I'm a big Steve Jobs fan so I see your point. And you could be right.
But Jobs came along when we didn't have computers in our homes let alone in our pockets and purses so there was plenty of room for innovation and invention.
But now we do. I have an iPad and an iPhone and a good enough Core i7 based Windows 10 PC. And they all connect to the Internet almost everywhere I go. So right now it is not clear to me why I need to replace any of these nice gadgets. I'm not as interested in going to the Apple Store as I was a few years back. I'm not sure what Steve Jobs would be working on right now that would change that.
But I wish he was still around. Maybe he could lure me back.
I went to Best Buy last night thinking of upgrading my MacBook Pro to more current model. Golly Miss Molly those things are expensive. I’ll just stick with my MB until it bleeds to death.
I’ve wondered for a while if we may be approaching a saturation point in the market - for smart phones at least.
The annual upgrades aren’t making ‘leaps and bounds’ improvements...and the quality is so high, the phones are lasting longer.
So why upgrade to a new one as often as before?
Same here.
Thiel is also invested in thorium nuclear. Smart guy, I need to contact him.

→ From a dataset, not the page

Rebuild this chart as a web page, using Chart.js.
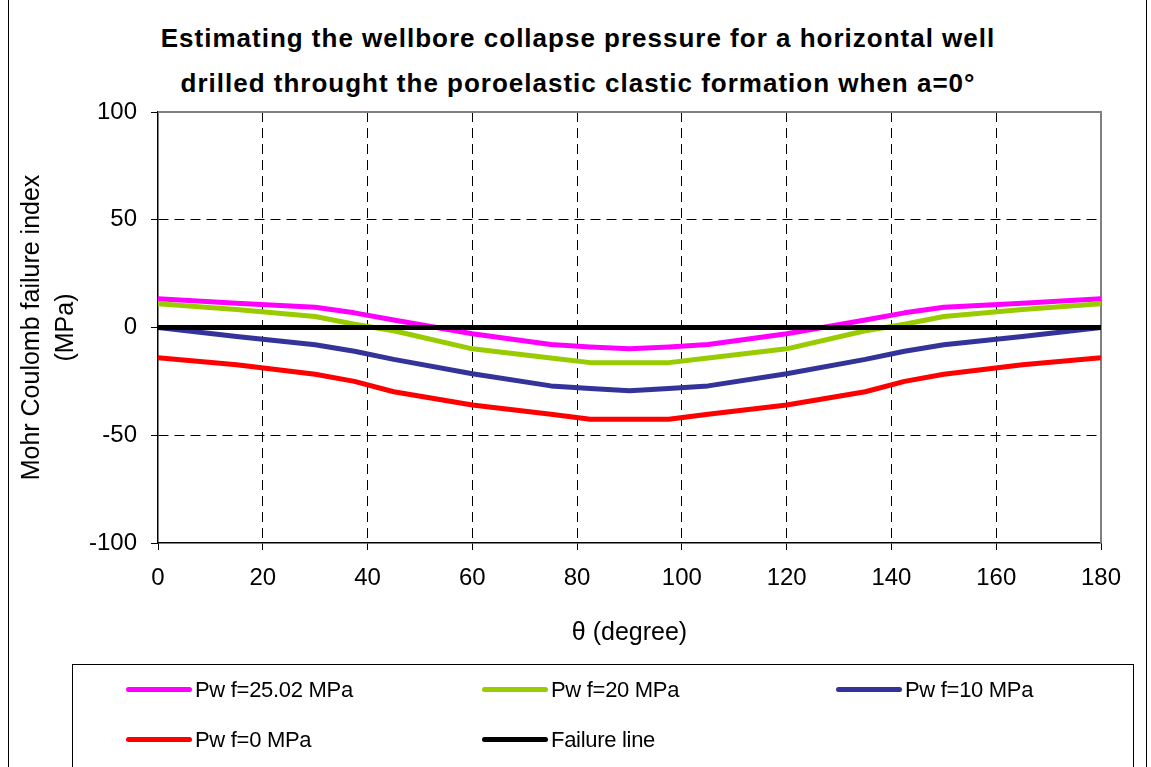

What Steve Jobs had was foresight. He could think, not only ‘outside the box’, but outside the entire industry to see things that could be but were not yet.
Apple without him at the helm is just another techie company. Unless they continue to create things that never were, they are doomed to be a producer of things that just are...................

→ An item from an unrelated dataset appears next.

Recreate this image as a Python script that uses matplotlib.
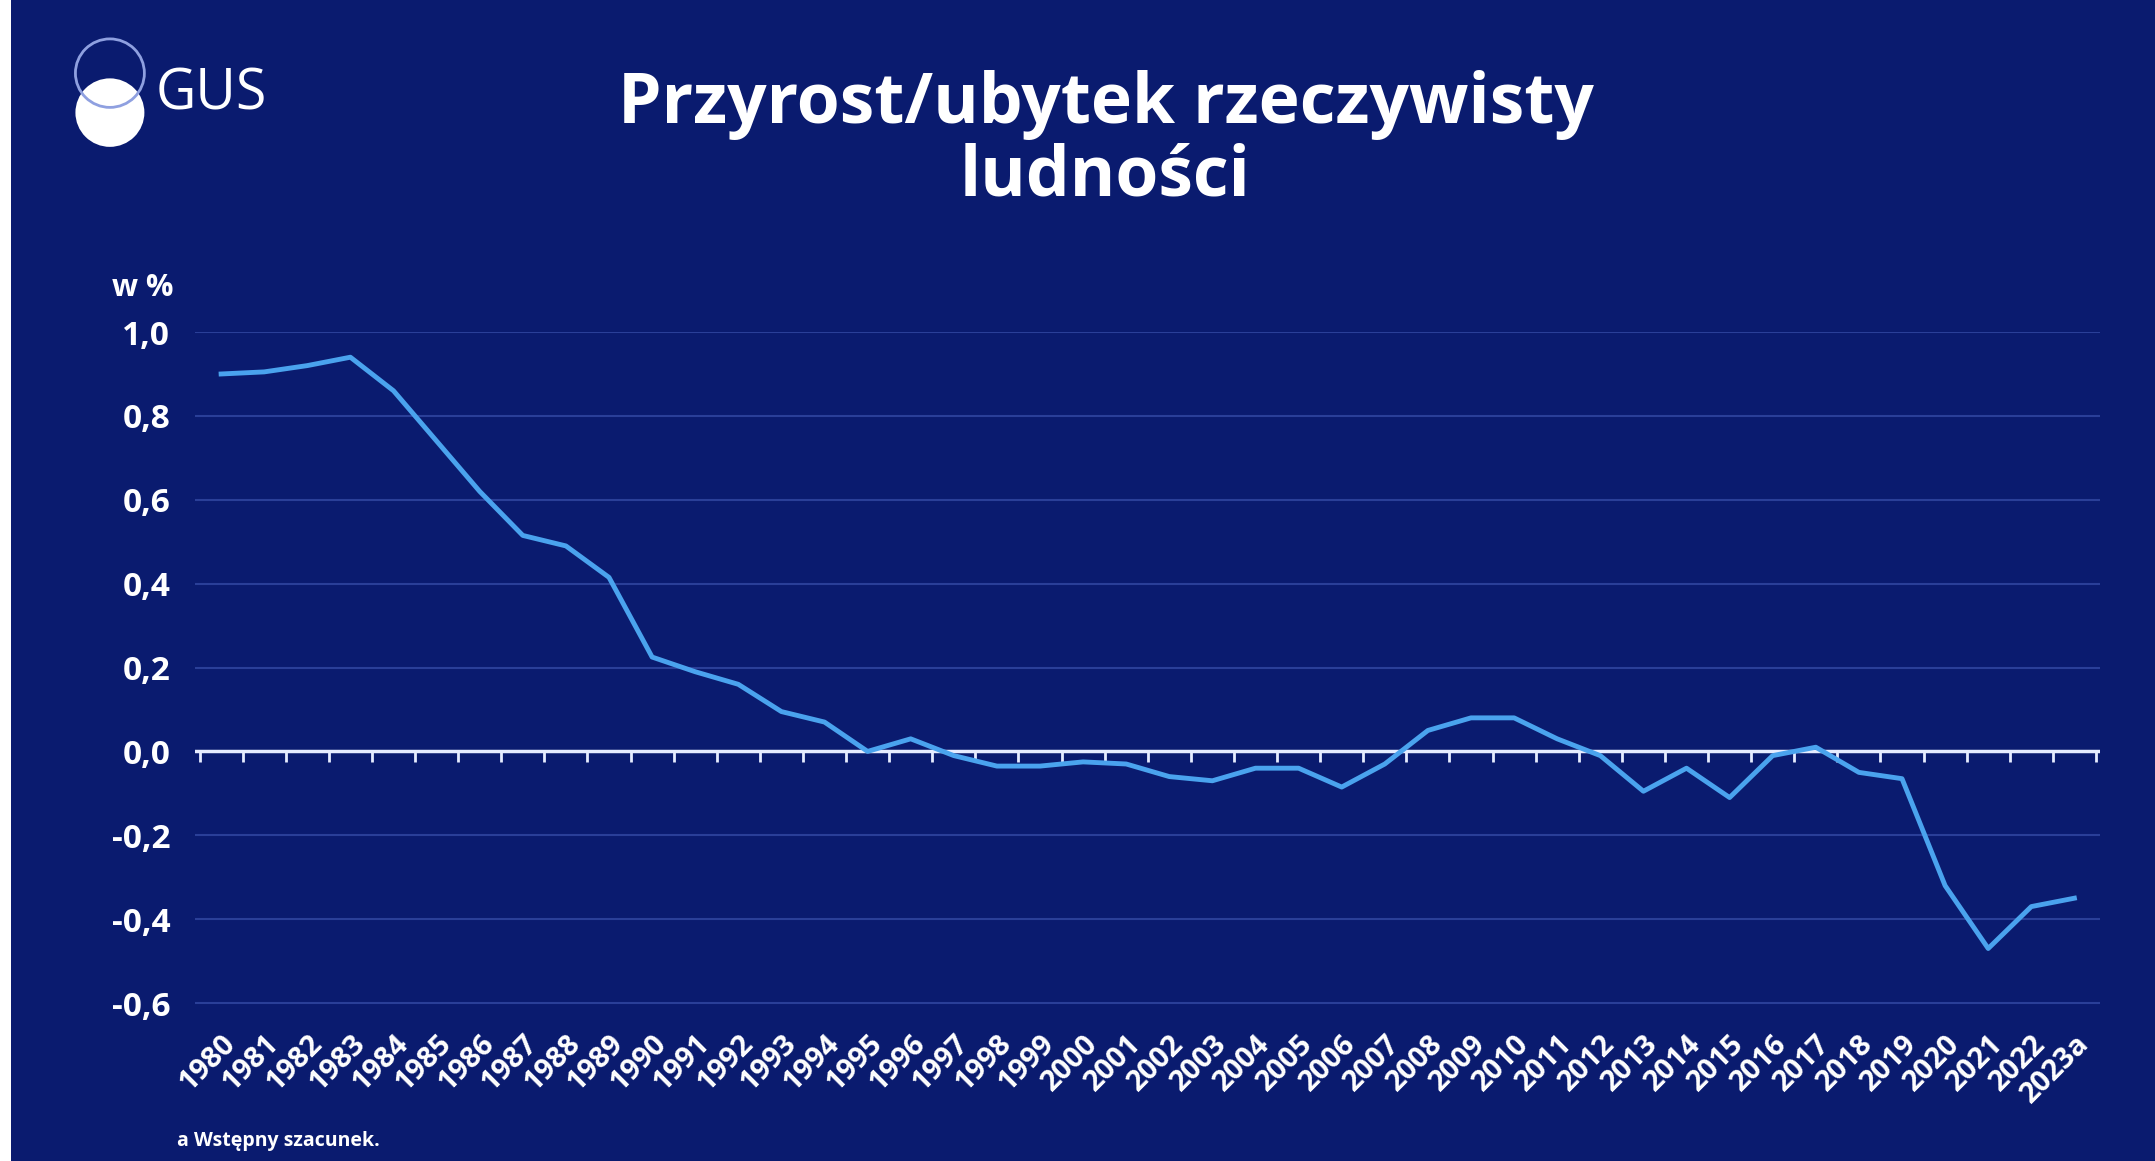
import matplotlib
matplotlib.use("Agg")
import matplotlib.pyplot as plt
from matplotlib.patches import Ellipse, Rectangle

YEARS = [str(y) for y in range(1980, 2023)] + ["2023a"]
VALUES = [0.90, 0.905, 0.92, 0.94, 0.86, 0.74, 0.62, 0.515, 0.49, 0.415,
          0.225, 0.19, 0.16, 0.095, 0.07, 0.00, 0.03, -0.01, -0.035, -0.035,
          -0.025, -0.03, -0.06, -0.07, -0.04, -0.04, -0.085, -0.03, 0.05, 0.08,
          0.08, 0.03, -0.01, -0.095, -0.04, -0.11, -0.01, 0.01, -0.05, -0.065,
          -0.32, -0.47, -0.37, -0.35]
Y_TICKS = [1.0, 0.8, 0.6, 0.4, 0.2, 0.0, -0.2, -0.4, -0.6]

BG = "#0a1b6f"
LINE = "#4aa3ee"
FONT = ["Open Sans", "DejaVu Sans"]

fig = plt.figure(figsize=(21.55, 11.61), dpi=100, facecolor=BG)
ax = fig.add_axes([0.0906, 0.118, 0.884, 0.596])
ax.set_facecolor(BG)

x = list(range(len(YEARS)))
for v in Y_TICKS:
    if v != 0:
        ax.axhline(v, color="#2a3f98", linewidth=1.5, zorder=1)
ax.axhline(0, color="#e6ecff", linewidth=2.5, zorder=2)
ax.plot(x, VALUES, color=LINE, linewidth=3.5, zorder=3)

ax.set_xlim(-0.6, len(YEARS) - 0.4)
ax.set_ylim(-0.65, 1.0)
for s in ax.spines.values():
    s.set_visible(False)

ax.set_yticks(Y_TICKS)
ax.set_yticklabels([f"{v:.1f}".replace(".", ",") for v in Y_TICKS],
                   color="white", fontsize=24, fontweight="bold", family=FONT)
ax.tick_params(axis="y", length=0, pad=18)

# small ticks under the zero line
tick_pos = [i - 0.5 for i in range(len(YEARS) + 1)]
ax.vlines(tick_pos, -0.025, 0, color="#e6ecff", linewidth=2, zorder=2)

ax.set_xticks(x)
ax.set_xticklabels(YEARS, rotation=45, ha="right", rotation_mode="anchor",
                   color="white", fontsize=21, fontweight="bold", family=FONT)
ax.tick_params(axis="x", length=0, pad=4)

fig.text(0.052, 0.745, "w %", color="white", fontsize=22, fontweight="bold", family=FONT)
fig.text(0.513, 0.878, "Przyrost/ubytek rzeczywisty\nludności", color="white",
         fontsize=50, fontweight="bold", ha="center", va="center",
         linespacing=1.05, family=FONT)
fig.text(0.082, 0.013, "a Wstępny szacunek.", color="white", fontsize=14,
         fontweight="bold", family=FONT)

# GUS logo
fig.patches.append(Ellipse((0.051, 0.903), 0.032, 0.059, transform=fig.transFigure,
                           facecolor="white", edgecolor="none"))
fig.patches.append(Ellipse((0.051, 0.937), 0.032, 0.059, transform=fig.transFigure,
                           facecolor="none", edgecolor="#8fa0e0", linewidth=2))
fig.text(0.072, 0.918, "GUS", color="white", fontsize=40, va="center", family=FONT)

# white border stripe at left
fig.patches.append(Rectangle((0, 0), 0.005, 1, transform=fig.transFigure,
                             facecolor="white", edgecolor="none"))

fig.savefig("out.png", dpi=100, facecolor=BG)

I’ve chafed at their prices for years, but can say my iPad Air has been worth every penny and probably gives the most useful Apple bang for the buck. I find some aspects of iOS frustrating, but the cohesive whole of it lets you forget about flashiness and just USE it. Boring...in the way that Apple is known and loved for.
On a side note, I’ve wondered if the deglamorization of the cellphone/other came about in large part due to the fact that we end up hiding the things in ugly PLASTIC. I bought an Otterbox Defender for my iPad. Not only does it completely hide the device but it has a shell/stand for another layer of protection and WEIGHT.
I have dropped the thing, watched it fall off freight rollers, etc. and face-planted on metal grates and have yet to crack the screen or hurt the device. Impressive case and impressive product that I’ve field tested unwittingly.
“There is no reason anyone would want a computer in their home.”
Ken Olsen, founder of Digital Equipment Corporation, 1977
A phone salesman summed up smartphones for me a few years ago: “Smartphone is a misnomer. This isn’t a phone at all. It’s a computer with a phone app.”
What’s inside those little glass slates is amazing, and that you can get one for $1/day for the normal usage lifetime is absolutely staggering. That IS affordable.